Not sure what using a CNC machine tool has to do with vanishing tools and techniques but for the record in my day job I have programmed robots and PLCs, installed/ maintained CNC machinery and direct those that do program them. Enough of that.
The point that I was trying to make is that when you have a CNC machine, it's easy to tell it that you want a particular profile or radius in a location and the machine will do what it is told. However, for example how do you cut an interrupted R600 radius on a (small to medium) manual machine? – it must be able to be done as it has been done before.
Most hobby machinists have basic manual machines – a lot of the time a CNC machine is generally a build project in itself. Only a few have professional or semi-professional type machines with tool change and integrated 4th/ 5th axis and all the bells and whistles that I see in the workplace. A lot of the old techniques that commercially are redundant because of CNC are still relevant to a hobby machinist because they have not got that technology on tap.

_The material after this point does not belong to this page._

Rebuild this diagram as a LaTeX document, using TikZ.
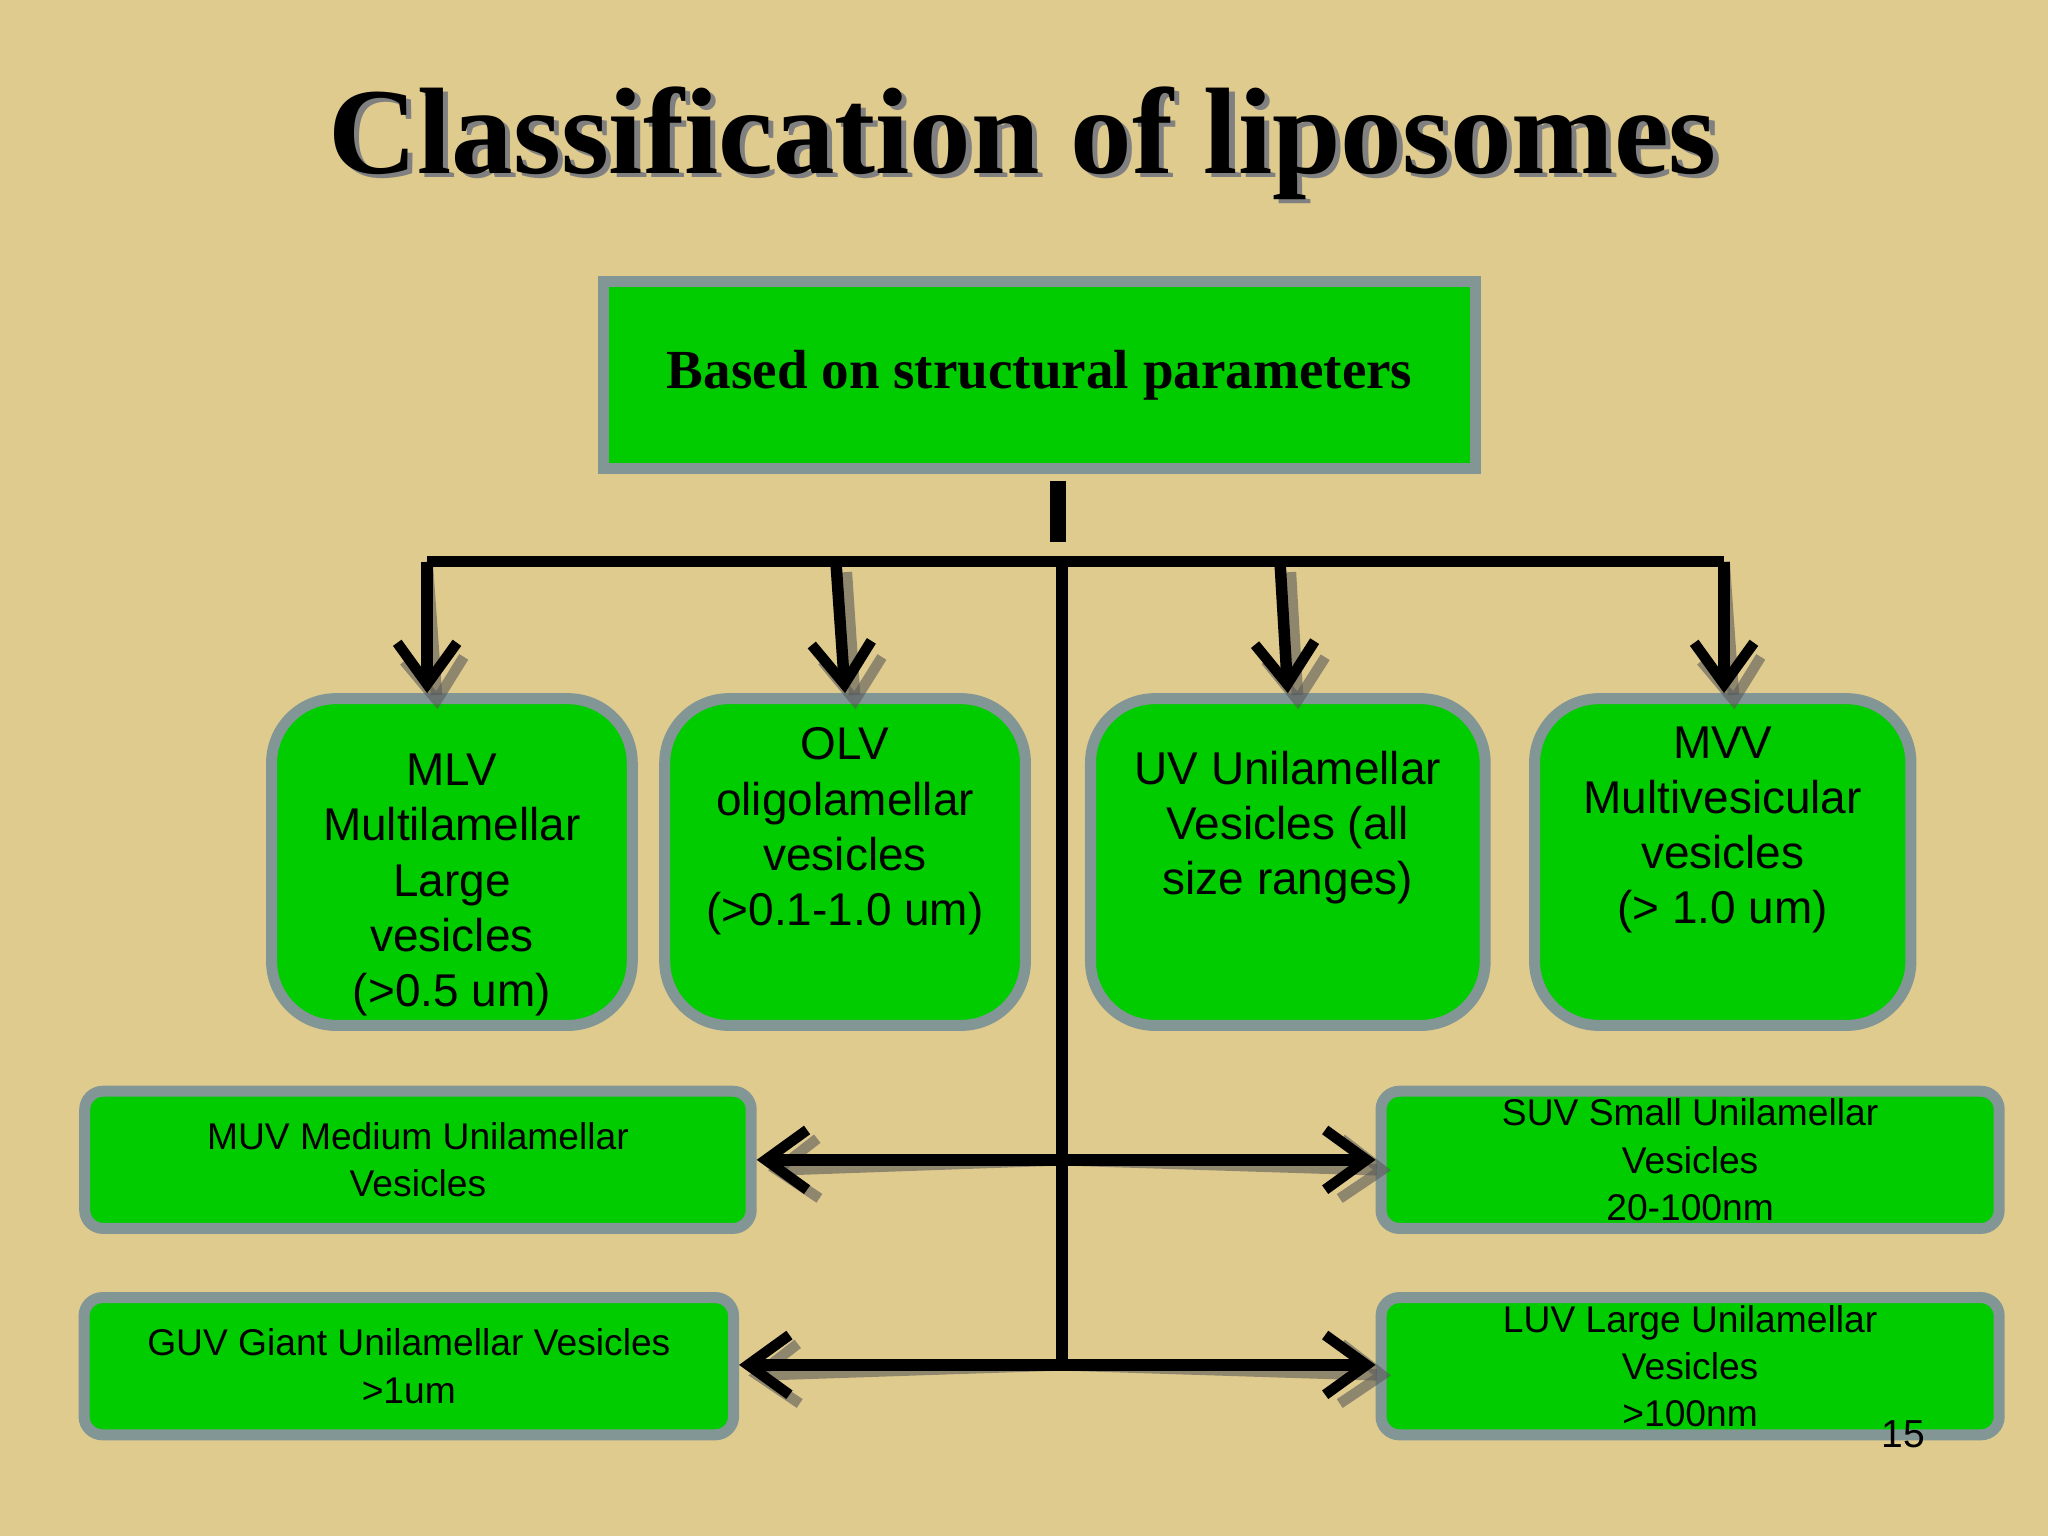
\documentclass[tikz,border=0pt]{standalone}
\usepackage{fontspec}
\setmainfont{Liberation Serif}
\setsansfont{Liberation Sans}
\usetikzlibrary{arrows.meta}
\definecolor{paper}{RGB}{224,203,142}
\definecolor{boxgreen}{RGB}{0,204,0}
\definecolor{rimgray}{RGB}{130,150,150}
\tikzset{
  box/.style={draw=rimgray, line width=2.4pt, fill=boxgreen, inner sep=0pt,
    font=\sffamily, align=center},
  roundbox/.style={box, rounded corners=14pt, font=\sffamily\fontsize{10}{12}\selectfont},
  flatbox/.style={box, rounded corners=4pt, font=\sffamily\fontsize{8.1}{10.3}\selectfont},
  wire/.style={line width=2.5pt, black},
  shade/.style={line width=2.5pt, gray!70!black, opacity=.6},
  tip/.style={-{Straight Barb[length=9pt,width=13pt,line width=2.3pt]}}
}
\begin{document}
\begin{tikzpicture}[x=0.01cm,y=-0.01cm]
  \fill[paper] (0,0) rectangle (1568,1176);
  % title
  \node[font=\bfseries\fontsize{26.8}{30}\selectfont, text=gray] at (787,113) {Classification of liposomes};
  \node[font=\bfseries\fontsize{26.8}{30}\selectfont] (title) at (783,110) {Classification of liposomes};
  % boxes
  \node[box, minimum width=6.67cm, minimum height=1.43cm, font=\bfseries\fontsize{12}{14}\selectfont] (base) at (796,287) {Based on structural parameters};
  \node[roundbox, minimum width=2.76cm, minimum height=2.5cm] (mlv) at (346,660) {\rule{0pt}{3.2ex}MLV\\Multilamellar\\Large\\vesicles\\(>0.5 um)};
  \node[roundbox, minimum width=2.76cm, minimum height=2.5cm] (olv) at (647,660) {OLV\\oligolamellar\\vesicles\\(>0.1-1.0 um)\\[0.65ex]};
  \node[roundbox, minimum width=3.02cm, minimum height=2.5cm] (uv) at (986,660) {UV Unilamellar\\Vesicles (all\\size ranges)\\[0.95ex]};
  \node[roundbox, minimum width=2.88cm, minimum height=2.5cm] (mvv) at (1319,660) {MVV\\Multivesicular\\vesicles\\(> 1.0 um)\\[0.75ex]};
  \node[flatbox, minimum width=5.1cm, minimum height=1.05cm] (muv) at (320,888) {MUV Medium Unilamellar\\Vesicles};
  \node[flatbox, minimum width=4.73cm, minimum height=1.05cm] (suv) at (1294,888) {SUV Small Unilamellar\\Vesicles\\20-100nm};
  \node[flatbox, minimum width=4.97cm, minimum height=1.05cm] (guv) at (313,1046) {GUV Giant Unilamellar Vesicles\\>1um};
  \node[flatbox, minimum width=4.73cm, minimum height=1.05cm] (luv) at (1294,1046) {LUV Large Unilamellar\\Vesicles\\>100nm};
  \node[font=\sffamily\fontsize{8.5}{10}\selectfont] (page) at (1457,1098) {15};
  % junctions
  \coordinate (stem) at (810,368);
  \coordinate (top) at (813,430);
  \coordinate (low) at (813,1045);
  \coordinate (left) at (327,430);
  \coordinate (right) at (1320,430);
  \coordinate (mid) at (813,888);
  % shadows
  \begin{scope}[shift={(8,8)}]
    \draw[shade] (left) -- (right);
    \draw[shade] (top) -- (low);
    \draw[shade, tip] (left) -- (327,535);
    \draw[shade, tip] (640,430) -- (647,535);
    \draw[shade, tip] (980,430) -- (986,535);
    \draw[shade, tip] (right) -- (1320,535);
    \draw[shade, tip] (mid) -- (580,888);
    \draw[shade, tip] (mid) -- (1057,888);
    \draw[shade, tip] (low) -- (565,1045);
    \draw[shade, tip] (low) -- (1057,1045);
  \end{scope}
  % wires
  \draw[wire, line width=3.5pt] (stem) -- (810,415);
  \draw[wire] (left) -- (right);
  \draw[wire] (top) -- (low);
  \draw[wire, tip] (left) -- (mlv.north -| left);
  \draw[wire, tip] (640,430) -- (olv.north);
  \draw[wire, tip] (980,430) -- (uv.north);
  \draw[wire, tip] (right) -- (mvv.north -| right);
  \draw[wire, tip] (mid) -- (muv.east |- mid);
  \draw[wire, tip] (mid) -- (suv.west |- mid);
  \draw[wire, tip] (low) -- (guv.east |- low);
  \draw[wire, tip] (low) -- (luv.west |- low);
\end{tikzpicture}
\end{document}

I despair of some of the engineering trainees we get because some don't even know what a drill press is. There seems to be a view that you draw something up, send it out to a subbie and it comes back perfect. No thought about whether the design is good, easily/ cheaply made or even necessary. I don't have thousands of dollars/ pounds to get a specialist to make up change gears for my machines so I had to learn how to cut them myself. Magazines like MEW and HSM (Home Shop Machinist – a US publication) are probably one of the few current reliable sources for documenting 'old' techniques.
It is getting so weird that a few years back I was in the situation where I was doing things on my manual machines at home because the fitters at work did not have the skills/ equipment to do it there and CNC equipped subcontractors would have charged an arm and a leg for 15 minutes work. (It's weird because I am not trade trained and work mainly in an office – I just seem to be the person who solves the problems)
So at the risk of repeating myself, I would like to see some short articles talking about techniques and equipment that were used before CNC or are a non-CNC alternative that may have application in a home workshop.